While I have exchanged laughs about Trump, I could not let go of how the U.S. is now commonly perceived, not only in the UK but by many across Europe. The general consensus of who we are as a nation is often conceptualized by the man who is the face of it. When I was in Amalfi, Italy, a woman who was waiting on us asked where we were from. To my response of saying the States, she said shaking her head, “Ugh, your President.”
However, we must continue to find humor in our situation. Trump has attacked former President, Barrack Obama numerous times in the past and still continues to do so. America’s favorite 24-hour satire network, Fox News, has completely neglected the facts, common human morals, and principal in order to try and shine Trump in a brighter light—though the light only seems to grow dimmer. We need to assess the undeniable rubbish in the room to begin healing and return to the greatness we once were. I respect the history of this nation but not the future, yet.
Back in 2013, Donald Trump tweeted, “Be prepared, there is a small chance that our horrendous leadership could unknowingly lead us into World War III.” A point to remember: Trump could unknowingly be the Nostradamus of America… the irony is that he can see the future of his own actions.
One thing that easily separates the Trump administration from past presidencies is the complete lunacy that spews from his and his administration’s mouths. It is a dangerous degree we all must adapt to—and fast. Journalists have one of the hardest jobs now; they do not know how to report stories and news on Trump. With such obscure and hilariously false “reports” and accusations spewing out of the commander in chief’s mouth, does the media report it as a real story, or what it really is—nonsense. This is an area that is unfamiliar to many journalists, for they have never encountered such absurdity, especially from a president of the United States.

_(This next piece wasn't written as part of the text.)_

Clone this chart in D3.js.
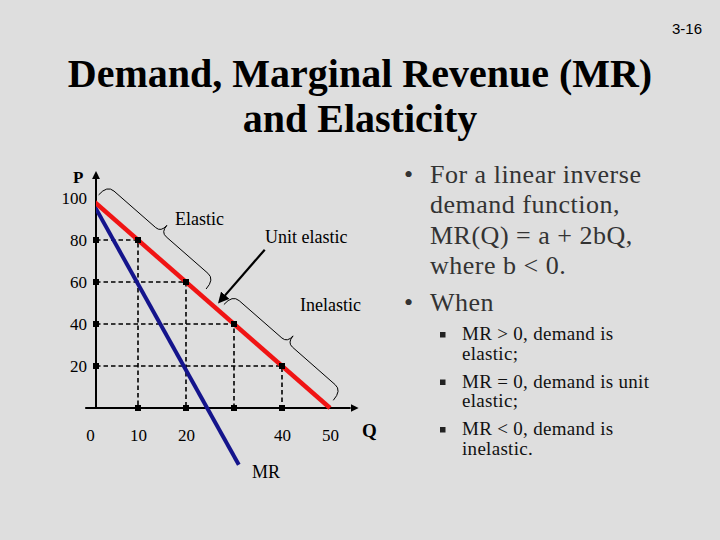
<!DOCTYPE html>
<html>
<head>
<meta charset="utf-8">
<script src="https://cdn.jsdelivr.net/npm/d3@7"></script>
<style>
  html, body { margin: 0; padding: 0; background: #dedede; }
  svg { display: block; }
</style>
</head>
<body>
<div id="wrapper"></div>
<script>
// ---- data ----
const demandQ = [0, 50];
const demandP = [100, 0];
const mrQ = [0, 31];
const mrP = [100, -27];
const guideQ = [10, 20, 30, 40];
const guideP = [80, 60, 40, 20];
const yTickLabels = [100, 80, 60, 40, 20];
const xTickLabels = [0, 10, 20, 40, 50];
const braceNames = ['Elastic', 'Inelastic'];
const braceFrom = [0.7, 26.8];
const braceTo = [23.1, 49.6];
const unitQ = 26;

const mainBullets = [
  ['For a linear inverse', 'demand function,', 'MR(Q) = a + 2bQ,', 'where b < 0.'],
  ['When']
];
const subBullets = [
  ['MR > 0, demand is', 'elastic;'],
  ['MR = 0, demand is unit', 'elastic;'],
  ['MR < 0, demand is', 'inelastic.']
];

const width = 720, height = 540;
const serif = '"Liberation Serif", "Times New Roman", serif';

let svg = d3.select('#wrapper').append('svg')
  .attr('width', width).attr('height', height);

svg.append('rect').attr('width', width).attr('height', height).attr('fill', '#dedede');

// arrow heads
let defs = svg.append('defs');
defs.append('marker').attr('id', 'tri')
  .attr('viewBox', '0 0 10 10').attr('refX', 0).attr('refY', 5)
  .attr('markerWidth', 4).attr('markerHeight', 4).attr('orient', 'auto')
  .attr('markerUnits', 'strokeWidth')
  .append('path').attr('d', 'M0,0 L10,5 L0,10 z').attr('fill', '#000');
defs.append('marker').attr('id', 'tri2')
  .attr('viewBox', '0 0 10 10').attr('refX', 2).attr('refY', 5)
  .attr('markerWidth', 5).attr('markerHeight', 5).attr('orient', 'auto')
  .attr('markerUnits', 'strokeWidth')
  .append('path').attr('d', 'M0,0 L10,5 L0,10 z').attr('fill', '#000');

// ---- header ----
svg.append('text').text('3-16')
  .attr('x', 702).attr('y', 34).attr('text-anchor', 'end')
  .style('font-family', '"Liberation Sans", Arial, sans-serif').style('font-size', '15px');

let title = svg.append('g').attr('text-anchor', 'middle')
  .style('font-family', serif).style('font-weight', 'bold').style('font-size', '40px');
title.append('text').attr('x', 360).attr('y', 87).text('Demand, Marginal Revenue (MR)');
title.append('text').attr('x', 360).attr('y', 132).text('and Elasticity');

// ---- scales ----
let xScale = d3.scaleLinear().domain([0, 50]).range([90, 330]);
let yScale = d3.scaleLinear().domain([0, 100]).range([408, 198]);
let axisX = xScale(0) + 6;

let chart = svg.append('g').classed('chart', true);

// clip so the curves start at the drawn vertical axis
defs.append('clipPath').attr('id', 'plotclip')
  .append('rect').attr('x', axisX).attr('y', 150).attr('width', 300).attr('height', 340);

// dashed guides
let guides = guideQ.map((q, i) => ({q: q, p: guideP[i]}));
chart.selectAll('.guide').data(guides).enter().append('path')
  .classed('guide', true)
  .attr('d', d => 'M' + axisX + ',' + yScale(d.p) + 'H' + xScale(d.q) + 'V' + yScale(0))
  .attr('fill', 'none').attr('stroke', '#000').attr('stroke-width', 1.6)
  .attr('stroke-dasharray', '4.5,3');

// axes lines
chart.append('line')
  .attr('x1', xScale(-1)).attr('x2', xScale(54.3))
  .attr('y1', yScale(0)).attr('y2', yScale(0))
  .attr('stroke', '#000').attr('stroke-width', 2).attr('marker-end', 'url(#tri)');
chart.append('line')
  .attr('x1', axisX).attr('x2', axisX)
  .attr('y1', yScale(0) + 1).attr('y2', yScale(109))
  .attr('stroke', '#000').attr('stroke-width', 2).attr('marker-end', 'url(#tri)');

// tick labels through d3 axes
let yAxis = d3.axisLeft(yScale).tickValues(yTickLabels).tickSize(0).tickPadding(9);
let yG = chart.append('g').attr('transform', 'translate(' + axisX + ',0)').call(yAxis);
let xAxis = d3.axisBottom(xScale).tickValues(xTickLabels).tickSize(0).tickPadding(21);
let xG = chart.append('g').attr('transform', 'translate(0,' + yScale(0) + ')').call(xAxis);
[yG, xG].forEach(g => {
  g.select('.domain').remove();
  g.attr('font-family', null).attr('font-size', null);
  g.selectAll('text').style('font-family', serif).style('font-size', '17px').attr('fill', '#000');
});

chart.append('text').text('P').attr('x', 73).attr('y', 183)
  .style('font-family', serif).style('font-weight', 'bold').style('font-size', '17px');
chart.append('text').text('Q').attr('x', 362).attr('y', 437)
  .style('font-family', serif).style('font-weight', 'bold').style('font-size', '19px');

// curves
let line = d3.line().x(d => xScale(d[0])).y(d => yScale(d[1]));
let curves = chart.append('g').attr('clip-path', 'url(#plotclip)');
curves.append('path').datum(mrQ.map((q, i) => [q, mrP[i]]))
  .attr('d', line).attr('fill', 'none').attr('stroke', '#14148c').attr('stroke-width', 4);
curves.append('path').datum(demandQ.map((q, i) => [q, demandP[i]]))
  .attr('d', line).attr('fill', 'none').attr('stroke', '#f01414').attr('stroke-width', 4.5);

// square markers
let sq = 6;
let marks = [];
guides.forEach(d => {
  marks.push([axisX, yScale(d.p)]);
  marks.push([xScale(d.q), yScale(d.p)]);
  marks.push([xScale(d.q), yScale(0)]);
});
chart.selectAll('.mark').data(marks).enter().append('rect').classed('mark', true)
  .attr('x', d => d[0] - sq / 2).attr('y', d => d[1] - sq / 2)
  .attr('width', sq).attr('height', sq).attr('fill', '#000');

// curly braces along the demand curve
let demandAt = q => 100 - 2 * q;
let p0 = [xScale(0), yScale(100)], p1 = [xScale(50), yScale(0)];
let len = Math.hypot(p1[0] - p0[0], p1[1] - p0[1]);
let u = [(p1[0] - p0[0]) / len, (p1[1] - p0[1]) / len];
let n = [u[1], -u[0]];

function bracePath(qa, qb) {
  let base = 8, w = 22, h = 13, r = 9, rt = 7;
  let a = [xScale(qa), yScale(demandAt(qa))];
  let b = [xScale(qb), yScale(demandAt(qb))];
  let L = Math.hypot(b[0] - a[0], b[1] - a[1]);
  let pt = (s, t) => (a[0] + s * u[0] + (t + base) * n[0]).toFixed(1) + ',' +
                     (a[1] + s * u[1] + (t + base) * n[1]).toFixed(1);
  let m = L / 2;
  return 'M' + pt(0, 0) + 'Q' + pt(0, h) + ' ' + pt(r, h) +
    'L' + pt(m - rt, h) + 'Q' + pt(m, h) + ' ' + pt(m, w) +
    'M' + pt(L, 0) + 'Q' + pt(L, h) + ' ' + pt(L - r, h) +
    'L' + pt(m + rt, h) + 'Q' + pt(m, h) + ' ' + pt(m, w);
}
chart.selectAll('.brace').data(braceNames).enter().append('path').classed('brace', true)
  .attr('d', (d, i) => bracePath(braceFrom[i], braceTo[i]))
  .attr('fill', 'none').attr('stroke', '#000').attr('stroke-width', 1);

// unit elastic arrow
let tip = [xScale(unitQ) + n[0] * 6, yScale(demandAt(unitQ)) + n[1] * 6];
chart.append('line')
  .attr('x1', tip[0] + 46).attr('y1', tip[1] - 53)
  .attr('x2', tip[0] + 5).attr('y2', tip[1] - 5.8)
  .attr('stroke', '#000').attr('stroke-width', 2.2).attr('marker-end', 'url(#tri2)');

// chart labels
let labels = chart.append('g').style('font-family', serif).style('font-size', '18px');
labels.append('text').attr('x', 175).attr('y', 225).text('Elastic');
labels.append('text').attr('x', 265).attr('y', 243).text('Unit elastic');
labels.append('text').attr('x', 300).attr('y', 311).text('Inelastic');
labels.append('text').attr('x', 252).attr('y', 478).text('MR');

// ---- bullet text ----
let notes = svg.append('g').style('font-family', serif);
let yPos = 183;
mainBullets.forEach((lines, i) => {
  notes.append('text').attr('x', 404).attr('y', yPos).text('•')
    .style('font-size', '26px').attr('fill', '#333');
  lines.forEach((t, j) => {
    notes.append('text').attr('x', 430).attr('y', yPos).text(t)
      .style('font-size', '26px').style('letter-spacing', '0.5px').attr('fill', '#333');
    yPos += 30.3;
  });
  yPos += 7;
});

yPos = 340;
subBullets.forEach((lines, i) => {
  notes.append('rect').attr('x', 440).attr('y', yPos - 8).attr('width', 5.5).attr('height', 5.5)
    .attr('fill', '#222');
  lines.forEach((t, j) => {
    notes.append('text').attr('x', 462).attr('y', yPos).text(t)
      .style('font-size', '19px').style('letter-spacing', '0.3px').attr('fill', '#111');
    yPos += 19.5;
  });
  yPos += 8.5;
});
</script>
</body>
</html>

This is where individuals must withdraw from sections of the media a bit, infer, and utilize common sense; we must beg the questions ourselves and consider different likelihoods. For instance, Trump fabricated the claim that Obama had his phones and Trump Tower wiretapped. No evidence was given or even surfaced throughout the investigation, and the FBI and other government agencies completely stamped the claim as false. Trump, still to this day, maintains that false belief. However, with this and with the craziness that encompasses 1600 Pennsylvania Avenue—or Trump’s Mar-a-Lago resort—we can still laugh.
For example, last week in an interview Trump had with renowned CBS journalist John Dickerson, Dickerson said, “George W. Bush once said the reason that the Oval Office is round is that there are no corners to hide in.”
Trump then, not being able to comprehend a metaphor, said, “Well, there’s truth to that. There is truth to that. There are certainly no corners. And you look, there’s a certain openness. But there’s nobody out there. You know, there is an openness, but I’ve never seen anybody out there actually, as you could imagine.”
Trying to clarify, Dickerson said, “But he—what he meant was it’s—all comes—”
Trump interrupted, saying, “Sure. Sure.”
Dickerson finished, “—back to you.”
Now, laugh, for in reality, that is all you can do and what you must do to stay sane during this difficult time. Think of Trump as the student that everyone has had in the class who doesn’t listen, nor comprehend anything—the individual who believes that chemistry is the one with the shapes. But when the arrogance of an individual overpowers their will to listen and learn, then the individual is truly lost.